• _What you should do_
Copy all of the material exactly. Pictures are not to appear in the copy.

• _Information shown_

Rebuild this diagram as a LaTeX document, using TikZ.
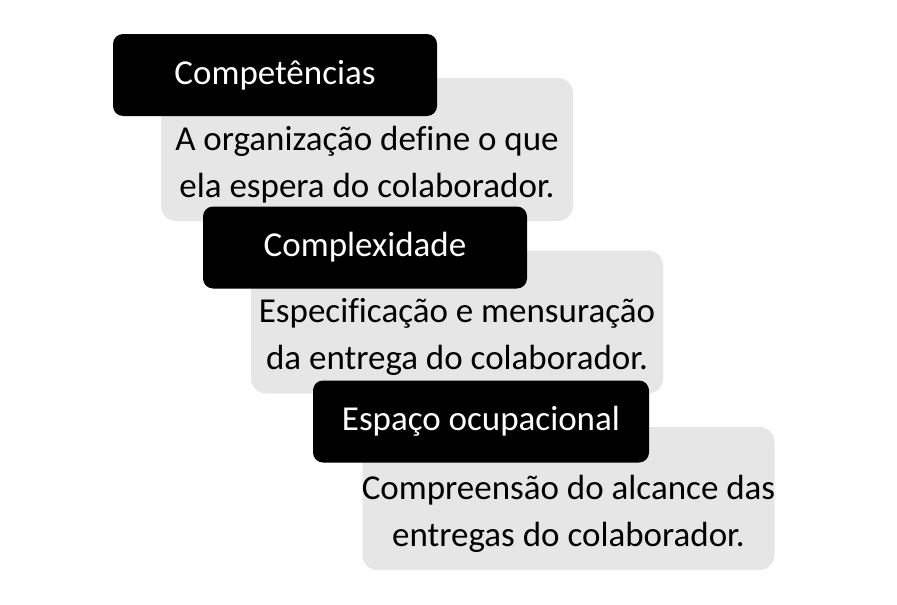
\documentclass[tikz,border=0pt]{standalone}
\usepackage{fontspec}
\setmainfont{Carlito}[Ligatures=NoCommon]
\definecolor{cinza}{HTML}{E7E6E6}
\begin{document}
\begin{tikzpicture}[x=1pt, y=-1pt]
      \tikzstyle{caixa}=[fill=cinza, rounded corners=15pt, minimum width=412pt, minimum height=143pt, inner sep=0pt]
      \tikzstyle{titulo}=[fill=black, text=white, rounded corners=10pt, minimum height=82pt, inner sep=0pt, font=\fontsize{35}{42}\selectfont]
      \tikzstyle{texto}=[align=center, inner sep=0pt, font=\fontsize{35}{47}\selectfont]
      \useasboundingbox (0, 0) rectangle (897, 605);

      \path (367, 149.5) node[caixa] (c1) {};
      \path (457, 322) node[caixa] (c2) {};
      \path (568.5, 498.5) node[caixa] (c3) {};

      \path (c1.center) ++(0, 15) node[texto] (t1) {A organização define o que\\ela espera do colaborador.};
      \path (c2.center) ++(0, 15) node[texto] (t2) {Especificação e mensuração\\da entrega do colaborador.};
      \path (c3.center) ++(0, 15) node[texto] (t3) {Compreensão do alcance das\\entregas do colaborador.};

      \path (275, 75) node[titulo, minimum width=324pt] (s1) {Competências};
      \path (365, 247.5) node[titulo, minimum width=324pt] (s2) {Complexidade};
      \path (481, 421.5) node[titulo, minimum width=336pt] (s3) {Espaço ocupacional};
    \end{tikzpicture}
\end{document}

• _Full answer_
Rebuild this diagram as a LaTeX document, using TikZ.
\documentclass[tikz,border=0pt]{standalone}
\usepackage{fontspec}
\setmainfont{Carlito}[Ligatures=NoCommon]
\definecolor{cinza}{HTML}{E7E6E6}
\begin{document}
\begin{tikzpicture}[x=1pt, y=-1pt]
      \tikzstyle{caixa}=[fill=cinza, rounded corners=15pt, minimum width=412pt, minimum height=143pt, inner sep=0pt]
      \tikzstyle{titulo}=[fill=black, text=white, rounded corners=10pt, minimum height=82pt, inner sep=0pt, font=\fontsize{35}{42}\selectfont]
      \tikzstyle{texto}=[align=center, inner sep=0pt, font=\fontsize{35}{47}\selectfont]
      \useasboundingbox (0, 0) rectangle (897, 605);

      \path (367, 149.5) node[caixa] (c1) {};
      \path (457, 322) node[caixa] (c2) {};
      \path (568.5, 498.5) node[caixa] (c3) {};

      \path (c1.center) ++(0, 15) node[texto] (t1) {A organização define o que\\ela espera do colaborador.};
      \path (c2.center) ++(0, 15) node[texto] (t2) {Especificação e mensuração\\da entrega do colaborador.};
      \path (c3.center) ++(0, 15) node[texto] (t3) {Compreensão do alcance das\\entregas do colaborador.};

      \path (275, 75) node[titulo, minimum width=324pt] (s1) {Competências};
      \path (365, 247.5) node[titulo, minimum width=324pt] (s2) {Complexidade};
      \path (481, 421.5) node[titulo, minimum width=336pt] (s3) {Espaço ocupacional};
    \end{tikzpicture}
\end{document}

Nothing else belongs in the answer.